Beyond those broad strokes, Idaho has not confirmed the number of shooters, the type of firearms, the distance from the condemned person, or whether any weapons will be loaded with blank rounds.

How Other States Have Done It

For context, the only recent U.S. firing squad execution occurred in Utah in 2010. Utah’s protocol called for a five-person squad positioned 21 feet from the condemned person, who was strapped to a chair. Each rifle was loaded with two rounds of .30-caliber ammunition, with at least one rifle containing blank cartridges so no individual shooter could know for certain they fired a lethal shot. A target was placed over the condemned person’s heart by someone who was not a member of the squad. The shooters fired simultaneously without a countdown.

The blank-round practice, sometimes called the “conscience round,” has deep historical roots in both military and civilian firing squads. It exists to diffuse individual responsibility among the team members, giving each person a psychological out. Whether Idaho’s protocol will incorporate this tradition remains unknown.

South Carolina, which authorized the firing squad in 2021, uses a three-person squad positioned 10 feet from the chair, with a hood over the prisoner’s head and a target on the chest. The shooters fire without warning.

Idaho’s final protocol may borrow elements from these approaches or diverge significantly, particularly given the department’s stated interest in a remote-operated system.

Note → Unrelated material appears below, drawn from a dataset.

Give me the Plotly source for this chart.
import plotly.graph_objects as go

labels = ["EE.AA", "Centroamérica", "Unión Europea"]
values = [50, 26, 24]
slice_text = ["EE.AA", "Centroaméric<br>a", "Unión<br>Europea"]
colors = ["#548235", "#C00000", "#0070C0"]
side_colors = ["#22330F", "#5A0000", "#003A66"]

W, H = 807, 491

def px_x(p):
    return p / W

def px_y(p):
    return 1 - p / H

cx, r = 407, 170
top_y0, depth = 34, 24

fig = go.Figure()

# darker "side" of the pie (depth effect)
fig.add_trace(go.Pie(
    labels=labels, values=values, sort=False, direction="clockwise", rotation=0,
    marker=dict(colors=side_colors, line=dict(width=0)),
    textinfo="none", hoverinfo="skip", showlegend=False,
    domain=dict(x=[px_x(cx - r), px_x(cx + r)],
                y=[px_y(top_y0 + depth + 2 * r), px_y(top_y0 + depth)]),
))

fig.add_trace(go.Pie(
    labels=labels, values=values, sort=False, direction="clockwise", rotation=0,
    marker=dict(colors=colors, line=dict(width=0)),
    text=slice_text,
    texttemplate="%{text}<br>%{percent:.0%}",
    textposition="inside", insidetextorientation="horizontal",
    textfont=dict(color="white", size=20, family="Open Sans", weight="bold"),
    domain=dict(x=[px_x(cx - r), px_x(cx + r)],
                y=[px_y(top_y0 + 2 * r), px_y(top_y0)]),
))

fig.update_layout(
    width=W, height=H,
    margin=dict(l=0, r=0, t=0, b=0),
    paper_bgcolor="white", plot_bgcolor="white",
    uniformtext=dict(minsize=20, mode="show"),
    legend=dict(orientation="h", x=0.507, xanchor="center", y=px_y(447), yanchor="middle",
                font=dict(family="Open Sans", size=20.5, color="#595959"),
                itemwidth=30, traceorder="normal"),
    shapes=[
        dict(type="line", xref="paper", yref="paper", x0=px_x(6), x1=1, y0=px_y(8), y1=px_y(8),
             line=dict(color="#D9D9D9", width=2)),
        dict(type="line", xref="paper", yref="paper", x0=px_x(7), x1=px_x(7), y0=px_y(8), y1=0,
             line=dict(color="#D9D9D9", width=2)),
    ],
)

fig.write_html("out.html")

The procedures will likely not be made fully public before the first execution.

Who Witnesses the Execution

Idaho’s administrative rules specify who may be present in the witness area during an execution. The list includes:

  • The Ada County coroner (or deputy coroner), who pronounces death
  • The sheriff from the county where the conviction occurred
  • The prosecuting attorney from the county of conviction
  • A spiritual advisor of the condemned person’s choosing
  • The sentencing judge
  • The governor or a representative
  • The attorney general or a representative
  • Two members of the victim’s family
  • Two approved visitors or family members of the condemned person
  • The condemned person’s attorney of record
  • Four members of the news media

If any of these individuals decline to attend, the IDOC director may approve a substitute.5OVC TTAC. Idaho Admin Code 135 – Executions

Constitutional Questions

The only U.S. Supreme Court case directly addressing the constitutionality of execution by firing squad is Wilkerson v. Utah from 1878. The Court held that death by shooting for a murder conviction did not qualify as cruel and unusual punishment under the Eighth Amendment, reasoning that firing squads did not involve the kind of torture the amendment was designed to prevent.6Justia. Wilkerson v. Utah, 99 U.S. 130 (1878)

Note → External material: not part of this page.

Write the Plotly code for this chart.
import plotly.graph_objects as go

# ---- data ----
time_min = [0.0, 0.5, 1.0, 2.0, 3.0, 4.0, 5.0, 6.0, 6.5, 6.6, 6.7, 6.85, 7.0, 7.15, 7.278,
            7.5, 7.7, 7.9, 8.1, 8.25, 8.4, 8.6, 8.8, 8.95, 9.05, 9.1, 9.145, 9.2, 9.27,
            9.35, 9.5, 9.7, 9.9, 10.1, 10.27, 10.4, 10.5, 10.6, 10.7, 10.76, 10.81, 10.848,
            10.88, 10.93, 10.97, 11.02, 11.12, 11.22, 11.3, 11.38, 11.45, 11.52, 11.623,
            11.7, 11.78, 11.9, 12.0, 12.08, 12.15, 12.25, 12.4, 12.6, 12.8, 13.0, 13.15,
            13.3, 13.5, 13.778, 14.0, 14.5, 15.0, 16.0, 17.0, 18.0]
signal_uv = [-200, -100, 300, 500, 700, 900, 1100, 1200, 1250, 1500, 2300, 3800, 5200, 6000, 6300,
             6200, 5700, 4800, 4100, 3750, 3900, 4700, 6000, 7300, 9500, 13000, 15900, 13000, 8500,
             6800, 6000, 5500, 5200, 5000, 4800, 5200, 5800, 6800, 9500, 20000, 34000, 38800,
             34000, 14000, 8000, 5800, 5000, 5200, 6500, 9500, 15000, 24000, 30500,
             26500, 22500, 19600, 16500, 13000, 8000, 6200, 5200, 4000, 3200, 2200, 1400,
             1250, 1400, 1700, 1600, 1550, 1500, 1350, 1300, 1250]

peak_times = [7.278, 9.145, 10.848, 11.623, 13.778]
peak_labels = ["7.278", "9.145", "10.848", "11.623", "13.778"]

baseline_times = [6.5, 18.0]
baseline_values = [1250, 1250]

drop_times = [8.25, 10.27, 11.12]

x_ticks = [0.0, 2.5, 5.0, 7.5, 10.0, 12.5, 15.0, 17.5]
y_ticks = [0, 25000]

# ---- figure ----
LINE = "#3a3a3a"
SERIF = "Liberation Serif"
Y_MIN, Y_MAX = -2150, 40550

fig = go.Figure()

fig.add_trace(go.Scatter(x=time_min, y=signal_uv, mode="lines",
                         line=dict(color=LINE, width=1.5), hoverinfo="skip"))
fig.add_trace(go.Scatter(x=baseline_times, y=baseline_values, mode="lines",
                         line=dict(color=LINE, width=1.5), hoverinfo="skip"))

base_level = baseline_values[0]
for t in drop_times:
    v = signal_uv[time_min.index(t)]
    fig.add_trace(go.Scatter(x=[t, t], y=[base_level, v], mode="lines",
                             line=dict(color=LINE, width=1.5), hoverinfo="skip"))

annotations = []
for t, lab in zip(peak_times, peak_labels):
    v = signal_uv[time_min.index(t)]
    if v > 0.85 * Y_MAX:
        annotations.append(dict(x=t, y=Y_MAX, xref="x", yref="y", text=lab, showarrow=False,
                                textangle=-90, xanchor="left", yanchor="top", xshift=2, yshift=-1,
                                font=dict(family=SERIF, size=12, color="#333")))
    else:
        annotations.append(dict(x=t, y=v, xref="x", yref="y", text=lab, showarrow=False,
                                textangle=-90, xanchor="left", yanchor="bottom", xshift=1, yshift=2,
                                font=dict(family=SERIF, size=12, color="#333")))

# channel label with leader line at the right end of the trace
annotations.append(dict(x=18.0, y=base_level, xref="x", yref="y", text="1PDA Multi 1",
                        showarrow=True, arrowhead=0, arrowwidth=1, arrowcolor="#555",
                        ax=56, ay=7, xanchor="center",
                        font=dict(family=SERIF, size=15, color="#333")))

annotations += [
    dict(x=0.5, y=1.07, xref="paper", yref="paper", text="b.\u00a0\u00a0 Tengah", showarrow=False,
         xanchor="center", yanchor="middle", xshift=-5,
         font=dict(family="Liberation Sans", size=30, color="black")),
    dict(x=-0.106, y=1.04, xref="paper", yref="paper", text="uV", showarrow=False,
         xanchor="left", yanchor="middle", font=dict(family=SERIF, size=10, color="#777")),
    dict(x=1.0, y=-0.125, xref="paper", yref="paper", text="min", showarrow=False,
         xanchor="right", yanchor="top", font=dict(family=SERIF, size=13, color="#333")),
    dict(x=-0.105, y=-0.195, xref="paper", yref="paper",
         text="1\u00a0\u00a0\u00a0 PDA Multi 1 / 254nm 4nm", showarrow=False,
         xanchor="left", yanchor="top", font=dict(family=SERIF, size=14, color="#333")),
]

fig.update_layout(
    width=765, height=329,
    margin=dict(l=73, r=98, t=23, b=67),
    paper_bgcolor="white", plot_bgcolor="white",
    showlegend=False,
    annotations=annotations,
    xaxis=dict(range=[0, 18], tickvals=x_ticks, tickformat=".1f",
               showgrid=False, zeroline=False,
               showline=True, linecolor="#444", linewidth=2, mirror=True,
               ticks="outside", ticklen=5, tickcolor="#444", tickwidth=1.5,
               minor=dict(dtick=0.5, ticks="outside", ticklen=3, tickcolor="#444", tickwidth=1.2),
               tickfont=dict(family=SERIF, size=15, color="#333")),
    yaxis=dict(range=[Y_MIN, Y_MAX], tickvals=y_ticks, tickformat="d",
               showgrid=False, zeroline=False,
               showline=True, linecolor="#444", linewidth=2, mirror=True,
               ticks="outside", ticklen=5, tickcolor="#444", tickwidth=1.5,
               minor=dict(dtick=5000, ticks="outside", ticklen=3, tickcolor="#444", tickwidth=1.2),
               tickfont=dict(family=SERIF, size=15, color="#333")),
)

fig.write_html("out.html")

That ruling came 80 years before the Supreme Court established the “evolving standards of decency” framework in Trop v. Dulles (1958), which is the test courts now use to evaluate whether a punishment violates the Eighth Amendment. No court has ever evaluated a firing squad under that modern standard. Legal scholars and defense attorneys have flagged this gap as a likely avenue for future challenges, arguing that relying on a 19th-century decision to justify a method of execution ignores nearly 150 years of changed societal norms.

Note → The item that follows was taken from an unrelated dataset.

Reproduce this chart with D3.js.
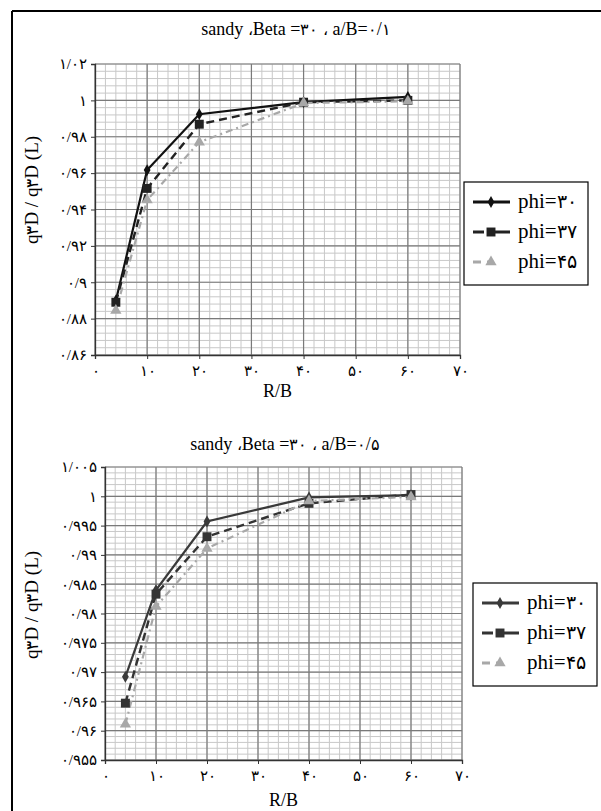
<!DOCTYPE html>
<html>
<head>
<meta charset="utf-8">
<script src="https://cdn.jsdelivr.net/npm/d3@7"></script>
<style>
  body { margin: 0; background: #fff; }
</style>
</head>
<body>
<svg id="chart" width="601" height="811"></svg>
<script>
// R/B values shared by both charts
var rb = [4, 10, 20, 40, 60];
var seriesNames = ["phi=۳۰", "phi=۳۷", "phi=۴۵"];

// chart 1: a/B = 0.1
var topPhi30 = [0.8900, 0.9617, 0.9924, 0.9990, 1.0019];
var topPhi37 = [0.8890, 0.9516, 0.9869, 0.9990, 1.0000];
var topPhi45 = [0.8845, 0.9452, 0.9770, 0.9985, 0.9995];
var topYTicks = [0.86, 0.88, 0.90, 0.92, 0.94, 0.96, 0.98, 1.00, 1.02];
var topYLabels = ["۰/۸۶", "۰/۸۸", "۰/۹", "۰/۹۲", "۰/۹۴", "۰/۹۶", "۰/۹۸", "۱", "۱/۰۲"];

// chart 2: a/B = 0.5
var botPhi30 = [0.9692, 0.9840, 0.9957, 0.9998, 1.0002];
var botPhi37 = [0.9647, 0.9833, 0.9931, 0.9988, 1.0003];
var botPhi45 = [0.9611, 0.9812, 0.9911, 0.9992, 0.9999];
var botYTicks = [0.955, 0.96, 0.965, 0.97, 0.975, 0.98, 0.985, 0.99, 0.995, 1.0, 1.005];
var botYLabels = ["۰/۹۵۵", "۰/۹۶", "۰/۹۶۵", "۰/۹۷", "۰/۹۷۵", "۰/۹۸", "۰/۹۸۵", "۰/۹۹", "۰/۹۹۵", "۱", "۱/۰۰۵"];

var xTicks = [0, 10, 20, 30, 40, 50, 60, 70];
var xLabels = ["۰", "۱۰", "۲۰", "۳۰", "۴۰", "۵۰", "۶۰", "۷۰"];

var FONT = "'Liberation Serif'";

var svg = d3.select("#chart");

// page frame (only top and left edges show)
svg.append("line").attr("x1", 12).attr("x2", 601).attr("y1", 11).attr("y2", 11)
  .attr("stroke", "#000").attr("stroke-width", 2);
svg.append("line").attr("x1", 12).attr("x2", 12).attr("y1", 11).attr("y2", 811)
  .attr("stroke", "#000").attr("stroke-width", 2);

// latin runs get the serif font explicitly, persian digit runs are split off
function richText(sel, str, size) {
  sel.style("font-family", FONT).style("font-size", size + "px").attr("fill", "#000");
  str.split(/([\u06F0-\u06F9\u060C]+)/).forEach(function (part) {
    if (!part) return;
    var t = sel.append("tspan").text(part);
    if (!/[\u06F0-\u06F9\u060C]/.test(part)) t.style("font-family", FONT);
    else t.style("font-size", (size * 0.9) + "px");
  });
  return sel;
}

function drawChart(opt) {
  var g = svg.append("g");
  var x = d3.scaleLinear().domain([0, 70]).range([opt.left, opt.right]);
  var y = d3.scaleLinear().domain(opt.yDomain).range([opt.bottom, opt.top]);
  var styles = opt.styles;

  // minor grid
  var minorX = d3.range(0, 70.001, 2);
  var minorY = d3.range(opt.yDomain[0], opt.yDomain[1] + 1e-9, opt.minorStep);
  g.selectAll(".mx").data(minorX).enter().append("line")
    .attr("x1", d => x(d)).attr("x2", d => x(d)).attr("y1", opt.top).attr("y2", opt.bottom)
    .attr("stroke", "#c8c8c8").attr("stroke-width", 1);
  g.selectAll(".my").data(minorY).enter().append("line")
    .attr("x1", opt.left).attr("x2", opt.right).attr("y1", d => y(d)).attr("y2", d => y(d))
    .attr("stroke", "#c8c8c8").attr("stroke-width", 1);
  // major grid
  g.selectAll(".gx").data(xTicks).enter().append("line")
    .attr("x1", d => x(d)).attr("x2", d => x(d)).attr("y1", opt.top).attr("y2", opt.bottom)
    .attr("stroke", "#7a7a7a").attr("stroke-width", 1.2);
  g.selectAll(".gy").data(opt.yTicks).enter().append("line")
    .attr("x1", opt.left).attr("x2", opt.right).attr("y1", d => y(d)).attr("y2", d => y(d))
    .attr("stroke", "#7a7a7a").attr("stroke-width", 1.2);

  // axes
  var xAxis = d3.axisBottom(x).tickValues(xTicks).tickSize(4).tickPadding(6)
    .tickFormat((d, i) => xLabels[i]);
  var yAxis = d3.axisLeft(y).tickValues(opt.yTicks).tickSize(4).tickPadding(4)
    .tickFormat((d, i) => opt.yLabels[i]);
  var ga = g.append("g").attr("transform", "translate(0," + opt.bottom + ")").call(xAxis);
  var gb = g.append("g").attr("transform", "translate(" + opt.left + ",0)").call(yAxis);
  [ga, gb].forEach(function (a) {
    a.attr("font-family", FONT).attr("font-size", 15);
    a.select(".domain").attr("stroke", "#333").attr("stroke-width", 1.3);
    a.selectAll(".tick line").attr("stroke", "#333");
    a.selectAll("text").attr("fill", "#000");
  });

  // series
  var line = d3.line().x((d, i) => x(rb[i])).y(d => y(d));
  opt.series.forEach(function (vals, k) {
    var st = styles[k];
    g.append("path").datum(vals).attr("d", line)
      .attr("fill", "none").attr("stroke", st.color).attr("stroke-width", st.width)
      .attr("stroke-dasharray", st.dash);
  });
  opt.series.forEach(function (vals, k) {
    var st = styles[k];
    g.selectAll(".m" + k).data(vals).enter().append("path")
      .attr("transform", (d, i) => "translate(" + x(rb[i]) + "," + y(d) + ")")
      .attr("d", markerPath(st.marker)).attr("fill", st.color);
  });

  // titles
  richText(g.append("text").attr("x", opt.titleX).attr("y", opt.titleY).attr("text-anchor", "middle"),
    opt.title, 18);
  richText(g.append("text").attr("x", (opt.left + opt.right) / 2).attr("y", opt.xLabelY)
    .attr("text-anchor", "middle"), "R/B", 18);
  richText(g.append("text").attr("transform", "translate(38," + opt.yLabelMid + ") rotate(-90)")
    .attr("text-anchor", "middle"), "q۳D / q۳D (L)", 19);

  // legend
  var lg = g.append("g");
  lg.append("rect").attr("x", opt.legX).attr("y", opt.legY).attr("width", 124).attr("height", 103)
    .attr("fill", "#fff").attr("stroke", "#000").attr("stroke-width", 1.2);
  seriesNames.forEach(function (name, k) {
    var st = styles[k];
    var ly = opt.legY + 20 + k * 30;
    lg.append("line").attr("x1", opt.legX + 9).attr("x2", opt.legX + 46)
      .attr("y1", ly).attr("y2", ly).attr("stroke", st.color).attr("stroke-width", st.width + 0.6)
      .attr("stroke-dasharray", k === 0 ? null : (k === 1 ? "11,5,100" : "8,6,2,100"));
    lg.append("path").attr("transform", "translate(" + (opt.legX + 27) + "," + ly + ")")
      .attr("d", markerPath(st.marker)).attr("fill", st.color);
    richText(lg.append("text").attr("x", opt.legX + 54).attr("y", ly + 6), name, 21);
  });
}

function markerPath(type) {
  if (type === "diamond") return d3.symbol().type(d3.symbolDiamond).size(40)();
  if (type === "square") return d3.symbol().type(d3.symbolSquare).size(80)();
  return d3.symbol().type(d3.symbolTriangle).size(55)();
}

drawChart({
  left: 95, right: 460, top: 64, bottom: 355,
  yDomain: [0.86, 1.02], yTicks: topYTicks, yLabels: topYLabels, minorStep: 0.004,
  series: [topPhi30, topPhi37, topPhi45],
  styles: [
    { color: "#111", dash: null, marker: "diamond", width: 2.2 },
    { color: "#222", dash: "8,5", marker: "square", width: 2.4 },
    { color: "#a8a8a8", dash: "7,4,2,4", marker: "triangle", width: 2.2 }
  ],
  title: "sandy ،Beta =۳۰ ، a/B=۰/۱", titleX: 296, titleY: 35,
  xLabelY: 397, yLabelMid: 190,
  legX: 464, legY: 182
});

drawChart({
  left: 105, right: 462, top: 467, bottom: 760,
  yDomain: [0.955, 1.005], yTicks: botYTicks, yLabels: botYLabels, minorStep: 0.001,
  series: [botPhi30, botPhi37, botPhi45],
  styles: [
    { color: "#3a3a3a", dash: null, marker: "diamond", width: 2.2 },
    { color: "#333", dash: "8,5", marker: "square", width: 2.4 },
    { color: "#a8a8a8", dash: "7,4,2,4", marker: "triangle", width: 2.2 }
  ],
  title: "sandy ،Beta =۳۰ ، a/B=۰/۵", titleX: 285, titleY: 450,
  xLabelY: 806, yLabelMid: 605,
  legX: 473, legY: 583
});
</script>
</body>
</html>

In April 2026, the U.S. Department of Justice released a memo citing Wilkerson to argue that firing squad executions do not violate the Constitution, as part of a broader push to expand federal execution methods. Critics responded that the DOJ’s position sidesteps the modern constitutional framework entirely. Whether Idaho’s firing squad will face a direct Eighth Amendment challenge likely depends on when the state schedules its first execution and whether defense attorneys can persuade a federal court to apply the evolving-standards test to this method for the first time.